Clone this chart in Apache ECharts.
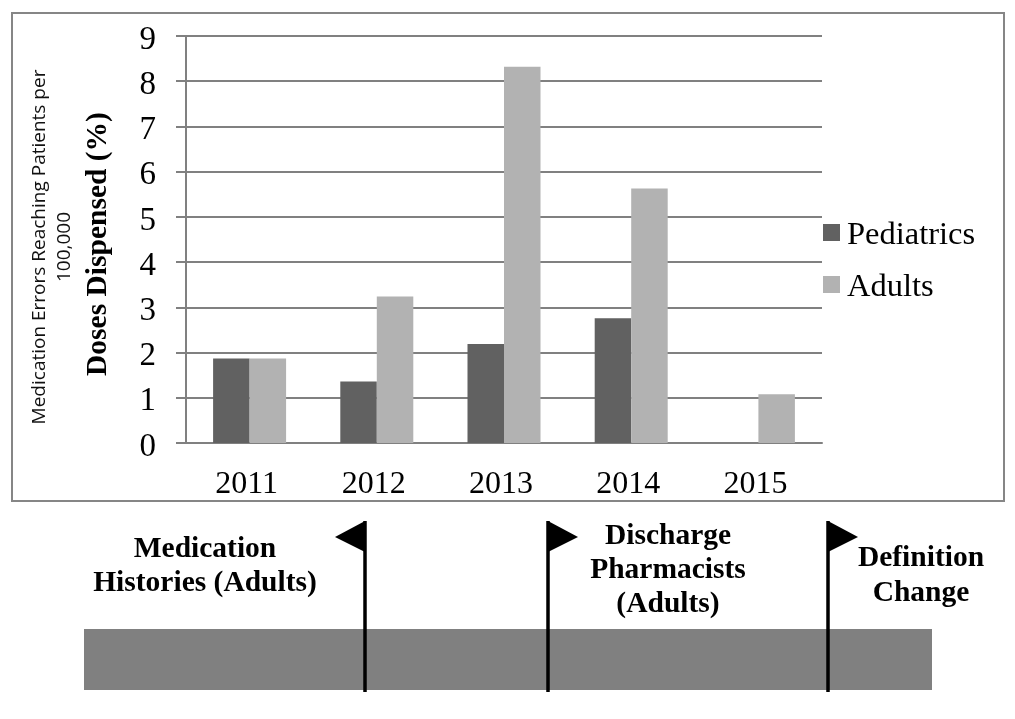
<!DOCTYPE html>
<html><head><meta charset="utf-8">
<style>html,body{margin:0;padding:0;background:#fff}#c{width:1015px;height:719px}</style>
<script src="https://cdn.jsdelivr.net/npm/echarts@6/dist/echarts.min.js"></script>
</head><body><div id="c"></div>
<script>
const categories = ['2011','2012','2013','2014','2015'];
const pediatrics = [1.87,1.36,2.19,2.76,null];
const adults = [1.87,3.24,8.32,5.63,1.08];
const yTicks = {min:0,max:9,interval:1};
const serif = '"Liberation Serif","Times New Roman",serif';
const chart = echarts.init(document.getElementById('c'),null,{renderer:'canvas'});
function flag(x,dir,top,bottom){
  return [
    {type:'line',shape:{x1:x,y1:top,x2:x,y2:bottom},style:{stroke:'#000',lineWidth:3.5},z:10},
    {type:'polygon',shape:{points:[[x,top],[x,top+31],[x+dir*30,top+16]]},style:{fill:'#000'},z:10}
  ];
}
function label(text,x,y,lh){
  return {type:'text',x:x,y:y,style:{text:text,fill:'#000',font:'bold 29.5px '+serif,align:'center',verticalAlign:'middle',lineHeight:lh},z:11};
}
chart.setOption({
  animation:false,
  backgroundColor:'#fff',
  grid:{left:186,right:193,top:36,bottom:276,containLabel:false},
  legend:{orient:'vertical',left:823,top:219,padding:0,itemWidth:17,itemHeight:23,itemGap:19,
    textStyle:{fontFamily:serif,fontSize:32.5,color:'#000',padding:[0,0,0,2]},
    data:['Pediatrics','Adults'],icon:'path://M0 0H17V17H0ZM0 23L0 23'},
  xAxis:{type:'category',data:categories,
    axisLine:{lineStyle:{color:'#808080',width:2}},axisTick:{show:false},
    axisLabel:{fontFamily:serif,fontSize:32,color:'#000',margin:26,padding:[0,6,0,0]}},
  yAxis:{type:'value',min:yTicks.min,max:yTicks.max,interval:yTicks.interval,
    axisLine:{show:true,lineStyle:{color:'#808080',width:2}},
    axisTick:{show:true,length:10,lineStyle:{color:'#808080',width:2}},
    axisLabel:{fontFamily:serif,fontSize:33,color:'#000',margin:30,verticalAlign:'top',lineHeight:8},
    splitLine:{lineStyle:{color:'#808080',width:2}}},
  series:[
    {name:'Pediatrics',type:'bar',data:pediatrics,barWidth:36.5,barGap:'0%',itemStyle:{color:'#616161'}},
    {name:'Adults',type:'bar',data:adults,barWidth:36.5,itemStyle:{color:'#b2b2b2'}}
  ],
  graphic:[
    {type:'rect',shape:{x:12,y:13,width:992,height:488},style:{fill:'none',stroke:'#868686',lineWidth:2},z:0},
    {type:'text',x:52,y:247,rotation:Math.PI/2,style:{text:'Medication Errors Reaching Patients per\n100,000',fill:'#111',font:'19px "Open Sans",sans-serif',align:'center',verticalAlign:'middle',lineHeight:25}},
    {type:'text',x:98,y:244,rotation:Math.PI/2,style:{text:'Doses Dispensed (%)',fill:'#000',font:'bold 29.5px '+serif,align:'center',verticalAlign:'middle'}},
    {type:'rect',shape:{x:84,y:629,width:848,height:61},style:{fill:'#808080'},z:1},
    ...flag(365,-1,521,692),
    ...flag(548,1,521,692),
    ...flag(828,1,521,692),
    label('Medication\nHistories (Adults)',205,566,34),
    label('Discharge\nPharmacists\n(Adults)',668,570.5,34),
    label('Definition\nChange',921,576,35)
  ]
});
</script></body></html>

⁂

Problem to solve:
Copy each line in full and exactly, omitting any picture.

Exercise answer:
Clone this chart in Apache ECharts.
<!DOCTYPE html>
<html><head><meta charset="utf-8">
<style>html,body{margin:0;padding:0;background:#fff}#c{width:1015px;height:719px}</style>
<script src="https://cdn.jsdelivr.net/npm/echarts@6/dist/echarts.min.js"></script>
</head><body><div id="c"></div>
<script>
const categories = ['2011','2012','2013','2014','2015'];
const pediatrics = [1.87,1.36,2.19,2.76,null];
const adults = [1.87,3.24,8.32,5.63,1.08];
const yTicks = {min:0,max:9,interval:1};
const serif = '"Liberation Serif","Times New Roman",serif';
const chart = echarts.init(document.getElementById('c'),null,{renderer:'canvas'});
function flag(x,dir,top,bottom){
  return [
    {type:'line',shape:{x1:x,y1:top,x2:x,y2:bottom},style:{stroke:'#000',lineWidth:3.5},z:10},
    {type:'polygon',shape:{points:[[x,top],[x,top+31],[x+dir*30,top+16]]},style:{fill:'#000'},z:10}
  ];
}
function label(text,x,y,lh){
  return {type:'text',x:x,y:y,style:{text:text,fill:'#000',font:'bold 29.5px '+serif,align:'center',verticalAlign:'middle',lineHeight:lh},z:11};
}
chart.setOption({
  animation:false,
  backgroundColor:'#fff',
  grid:{left:186,right:193,top:36,bottom:276,containLabel:false},
  legend:{orient:'vertical',left:823,top:219,padding:0,itemWidth:17,itemHeight:23,itemGap:19,
    textStyle:{fontFamily:serif,fontSize:32.5,color:'#000',padding:[0,0,0,2]},
    data:['Pediatrics','Adults'],icon:'path://M0 0H17V17H0ZM0 23L0 23'},
  xAxis:{type:'category',data:categories,
    axisLine:{lineStyle:{color:'#808080',width:2}},axisTick:{show:false},
    axisLabel:{fontFamily:serif,fontSize:32,color:'#000',margin:26,padding:[0,6,0,0]}},
  yAxis:{type:'value',min:yTicks.min,max:yTicks.max,interval:yTicks.interval,
    axisLine:{show:true,lineStyle:{color:'#808080',width:2}},
    axisTick:{show:true,length:10,lineStyle:{color:'#808080',width:2}},
    axisLabel:{fontFamily:serif,fontSize:33,color:'#000',margin:30,verticalAlign:'top',lineHeight:8},
    splitLine:{lineStyle:{color:'#808080',width:2}}},
  series:[
    {name:'Pediatrics',type:'bar',data:pediatrics,barWidth:36.5,barGap:'0%',itemStyle:{color:'#616161'}},
    {name:'Adults',type:'bar',data:adults,barWidth:36.5,itemStyle:{color:'#b2b2b2'}}
  ],
  graphic:[
    {type:'rect',shape:{x:12,y:13,width:992,height:488},style:{fill:'none',stroke:'#868686',lineWidth:2},z:0},
    {type:'text',x:52,y:247,rotation:Math.PI/2,style:{text:'Medication Errors Reaching Patients per\n100,000',fill:'#111',font:'19px "Open Sans",sans-serif',align:'center',verticalAlign:'middle',lineHeight:25}},
    {type:'text',x:98,y:244,rotation:Math.PI/2,style:{text:'Doses Dispensed (%)',fill:'#000',font:'bold 29.5px '+serif,align:'center',verticalAlign:'middle'}},
    {type:'rect',shape:{x:84,y:629,width:848,height:61},style:{fill:'#808080'},z:1},
    ...flag(365,-1,521,692),
    ...flag(548,1,521,692),
    ...flag(828,1,521,692),
    label('Medication\nHistories (Adults)',205,566,34),
    label('Discharge\nPharmacists\n(Adults)',668,570.5,34),
    label('Definition\nChange',921,576,35)
  ]
});
</script></body></html>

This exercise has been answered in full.